Look below for the line containing "Clone this chart in Bokeh."; from there through the line containing "2 Emissions (10,000", both lines included, please set down each line exactly and nothing else.
## begin
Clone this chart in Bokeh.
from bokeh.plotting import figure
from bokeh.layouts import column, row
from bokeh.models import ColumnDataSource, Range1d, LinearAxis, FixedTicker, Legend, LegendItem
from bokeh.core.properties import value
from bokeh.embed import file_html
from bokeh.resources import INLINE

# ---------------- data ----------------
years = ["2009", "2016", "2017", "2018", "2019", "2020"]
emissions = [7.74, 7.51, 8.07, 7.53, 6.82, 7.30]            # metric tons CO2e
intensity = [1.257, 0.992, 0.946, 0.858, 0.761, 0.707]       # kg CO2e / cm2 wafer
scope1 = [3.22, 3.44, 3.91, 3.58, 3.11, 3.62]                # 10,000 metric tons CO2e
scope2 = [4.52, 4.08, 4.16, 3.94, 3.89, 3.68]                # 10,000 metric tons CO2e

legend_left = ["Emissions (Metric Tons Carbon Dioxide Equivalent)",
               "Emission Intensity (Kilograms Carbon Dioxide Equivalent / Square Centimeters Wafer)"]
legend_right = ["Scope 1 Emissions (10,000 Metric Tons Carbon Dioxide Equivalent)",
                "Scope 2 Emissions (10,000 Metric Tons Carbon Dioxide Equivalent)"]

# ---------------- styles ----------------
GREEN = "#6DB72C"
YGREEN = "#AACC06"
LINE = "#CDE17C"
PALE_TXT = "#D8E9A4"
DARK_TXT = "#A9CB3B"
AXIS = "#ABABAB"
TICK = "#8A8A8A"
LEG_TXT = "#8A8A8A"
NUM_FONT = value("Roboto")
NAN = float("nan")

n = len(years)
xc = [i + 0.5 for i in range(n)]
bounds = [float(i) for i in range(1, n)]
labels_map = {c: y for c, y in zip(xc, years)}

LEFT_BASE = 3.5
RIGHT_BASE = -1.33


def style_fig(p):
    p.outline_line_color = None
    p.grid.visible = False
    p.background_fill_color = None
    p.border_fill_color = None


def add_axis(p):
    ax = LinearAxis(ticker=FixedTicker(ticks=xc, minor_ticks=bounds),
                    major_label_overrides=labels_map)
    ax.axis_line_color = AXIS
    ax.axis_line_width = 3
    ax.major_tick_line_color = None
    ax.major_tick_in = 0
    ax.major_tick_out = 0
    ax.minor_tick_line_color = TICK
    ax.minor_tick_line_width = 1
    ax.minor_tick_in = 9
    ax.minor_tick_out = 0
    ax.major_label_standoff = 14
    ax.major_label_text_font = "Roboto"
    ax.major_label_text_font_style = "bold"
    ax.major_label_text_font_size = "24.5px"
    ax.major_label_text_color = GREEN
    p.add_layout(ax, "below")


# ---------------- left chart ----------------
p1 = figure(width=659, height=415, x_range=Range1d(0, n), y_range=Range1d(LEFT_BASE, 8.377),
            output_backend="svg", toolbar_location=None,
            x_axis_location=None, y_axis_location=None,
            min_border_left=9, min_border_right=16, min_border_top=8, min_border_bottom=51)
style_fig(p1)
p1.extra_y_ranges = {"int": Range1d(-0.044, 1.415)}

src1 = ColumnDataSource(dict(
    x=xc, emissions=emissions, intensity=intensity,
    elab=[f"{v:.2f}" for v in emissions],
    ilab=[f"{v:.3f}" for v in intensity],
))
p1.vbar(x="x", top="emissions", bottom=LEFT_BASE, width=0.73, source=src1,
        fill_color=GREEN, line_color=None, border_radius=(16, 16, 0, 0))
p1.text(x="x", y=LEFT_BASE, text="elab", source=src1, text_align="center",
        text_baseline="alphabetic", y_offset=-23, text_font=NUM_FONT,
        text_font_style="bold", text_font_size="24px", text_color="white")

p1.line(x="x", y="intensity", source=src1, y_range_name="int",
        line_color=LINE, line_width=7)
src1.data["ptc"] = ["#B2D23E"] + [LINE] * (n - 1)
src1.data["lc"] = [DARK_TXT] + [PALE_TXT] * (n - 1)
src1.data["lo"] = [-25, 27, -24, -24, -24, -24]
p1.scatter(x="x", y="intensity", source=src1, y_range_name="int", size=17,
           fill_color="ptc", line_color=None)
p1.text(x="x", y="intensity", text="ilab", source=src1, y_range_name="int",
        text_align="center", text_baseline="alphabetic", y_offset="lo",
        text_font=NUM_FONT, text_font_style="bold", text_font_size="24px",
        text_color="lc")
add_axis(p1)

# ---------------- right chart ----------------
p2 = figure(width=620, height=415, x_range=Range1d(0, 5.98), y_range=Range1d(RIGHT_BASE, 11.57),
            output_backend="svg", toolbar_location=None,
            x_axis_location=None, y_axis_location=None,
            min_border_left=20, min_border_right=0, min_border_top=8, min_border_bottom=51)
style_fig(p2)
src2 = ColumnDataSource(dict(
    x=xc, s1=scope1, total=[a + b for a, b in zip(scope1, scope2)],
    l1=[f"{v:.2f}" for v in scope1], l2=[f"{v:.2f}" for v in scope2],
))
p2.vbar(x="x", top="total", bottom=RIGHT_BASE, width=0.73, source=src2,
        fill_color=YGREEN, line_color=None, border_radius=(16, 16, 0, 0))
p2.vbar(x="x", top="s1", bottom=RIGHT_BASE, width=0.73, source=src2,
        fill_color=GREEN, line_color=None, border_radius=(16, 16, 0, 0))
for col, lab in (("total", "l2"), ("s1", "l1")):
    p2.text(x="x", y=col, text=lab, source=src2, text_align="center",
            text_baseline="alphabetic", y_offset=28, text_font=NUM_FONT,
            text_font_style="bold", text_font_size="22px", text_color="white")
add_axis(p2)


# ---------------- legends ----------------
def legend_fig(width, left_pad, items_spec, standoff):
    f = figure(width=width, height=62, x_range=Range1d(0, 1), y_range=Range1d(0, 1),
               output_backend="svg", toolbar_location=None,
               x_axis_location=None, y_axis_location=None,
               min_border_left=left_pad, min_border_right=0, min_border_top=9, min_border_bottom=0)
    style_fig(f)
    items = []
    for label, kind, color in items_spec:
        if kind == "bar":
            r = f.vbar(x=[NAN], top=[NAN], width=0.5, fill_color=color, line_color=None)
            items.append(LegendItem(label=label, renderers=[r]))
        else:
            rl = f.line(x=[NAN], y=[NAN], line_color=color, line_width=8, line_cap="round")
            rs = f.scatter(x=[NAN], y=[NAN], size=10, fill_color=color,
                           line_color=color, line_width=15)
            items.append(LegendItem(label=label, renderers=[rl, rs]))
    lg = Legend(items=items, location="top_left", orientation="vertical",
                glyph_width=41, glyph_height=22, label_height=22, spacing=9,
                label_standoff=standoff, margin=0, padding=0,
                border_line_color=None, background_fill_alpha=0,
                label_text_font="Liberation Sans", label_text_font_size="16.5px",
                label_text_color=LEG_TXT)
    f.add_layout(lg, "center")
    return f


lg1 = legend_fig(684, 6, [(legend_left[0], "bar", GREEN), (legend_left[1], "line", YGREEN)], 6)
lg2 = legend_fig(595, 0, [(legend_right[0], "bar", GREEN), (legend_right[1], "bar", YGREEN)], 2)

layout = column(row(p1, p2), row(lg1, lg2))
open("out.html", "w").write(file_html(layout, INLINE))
## end
## begin
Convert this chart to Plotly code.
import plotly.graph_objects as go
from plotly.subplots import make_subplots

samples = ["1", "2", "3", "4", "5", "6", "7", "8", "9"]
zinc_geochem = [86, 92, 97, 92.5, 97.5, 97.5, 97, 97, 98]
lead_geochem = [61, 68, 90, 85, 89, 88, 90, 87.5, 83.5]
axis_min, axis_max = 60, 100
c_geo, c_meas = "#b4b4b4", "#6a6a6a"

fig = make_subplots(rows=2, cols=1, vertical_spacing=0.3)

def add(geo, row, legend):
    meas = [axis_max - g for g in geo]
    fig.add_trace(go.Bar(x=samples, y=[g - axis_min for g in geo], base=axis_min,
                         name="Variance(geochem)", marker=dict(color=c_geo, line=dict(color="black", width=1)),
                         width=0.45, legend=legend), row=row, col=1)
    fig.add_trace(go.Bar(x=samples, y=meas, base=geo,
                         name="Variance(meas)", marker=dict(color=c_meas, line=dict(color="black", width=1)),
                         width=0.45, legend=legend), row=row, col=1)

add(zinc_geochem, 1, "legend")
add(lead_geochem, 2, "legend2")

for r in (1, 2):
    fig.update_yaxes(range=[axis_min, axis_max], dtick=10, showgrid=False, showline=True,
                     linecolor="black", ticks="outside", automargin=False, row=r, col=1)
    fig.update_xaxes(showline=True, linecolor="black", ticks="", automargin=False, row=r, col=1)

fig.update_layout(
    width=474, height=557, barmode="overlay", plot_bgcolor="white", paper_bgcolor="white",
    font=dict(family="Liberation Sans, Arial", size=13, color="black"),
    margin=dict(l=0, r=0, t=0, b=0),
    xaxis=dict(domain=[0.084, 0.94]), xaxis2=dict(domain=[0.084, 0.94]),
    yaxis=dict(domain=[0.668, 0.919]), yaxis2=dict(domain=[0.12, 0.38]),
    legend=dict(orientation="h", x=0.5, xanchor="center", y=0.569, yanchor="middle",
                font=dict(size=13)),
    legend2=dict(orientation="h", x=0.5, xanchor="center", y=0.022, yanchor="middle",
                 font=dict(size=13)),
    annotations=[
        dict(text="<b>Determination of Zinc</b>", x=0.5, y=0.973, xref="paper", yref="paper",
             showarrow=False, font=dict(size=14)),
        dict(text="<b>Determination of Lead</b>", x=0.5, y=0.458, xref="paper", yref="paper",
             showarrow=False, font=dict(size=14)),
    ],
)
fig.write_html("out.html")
## end
Worked solution ->
Clone this chart in Bokeh.
from bokeh.plotting import figure
from bokeh.layouts import column, row
from bokeh.models import ColumnDataSource, Range1d, LinearAxis, FixedTicker, Legend, LegendItem
from bokeh.core.properties import value
from bokeh.embed import file_html
from bokeh.resources import INLINE

# ---------------- data ----------------
years = ["2009", "2016", "2017", "2018", "2019", "2020"]
emissions = [7.74, 7.51, 8.07, 7.53, 6.82, 7.30]            # metric tons CO2e
intensity = [1.257, 0.992, 0.946, 0.858, 0.761, 0.707]       # kg CO2e / cm2 wafer
scope1 = [3.22, 3.44, 3.91, 3.58, 3.11, 3.62]                # 10,000 metric tons CO2e
scope2 = [4.52, 4.08, 4.16, 3.94, 3.89, 3.68]                # 10,000 metric tons CO2e

legend_left = ["Emissions (Metric Tons Carbon Dioxide Equivalent)",
               "Emission Intensity (Kilograms Carbon Dioxide Equivalent / Square Centimeters Wafer)"]
legend_right = ["Scope 1 Emissions (10,000 Metric Tons Carbon Dioxide Equivalent)",
                "Scope 2 Emissions (10,000 Metric Tons Carbon Dioxide Equivalent)"]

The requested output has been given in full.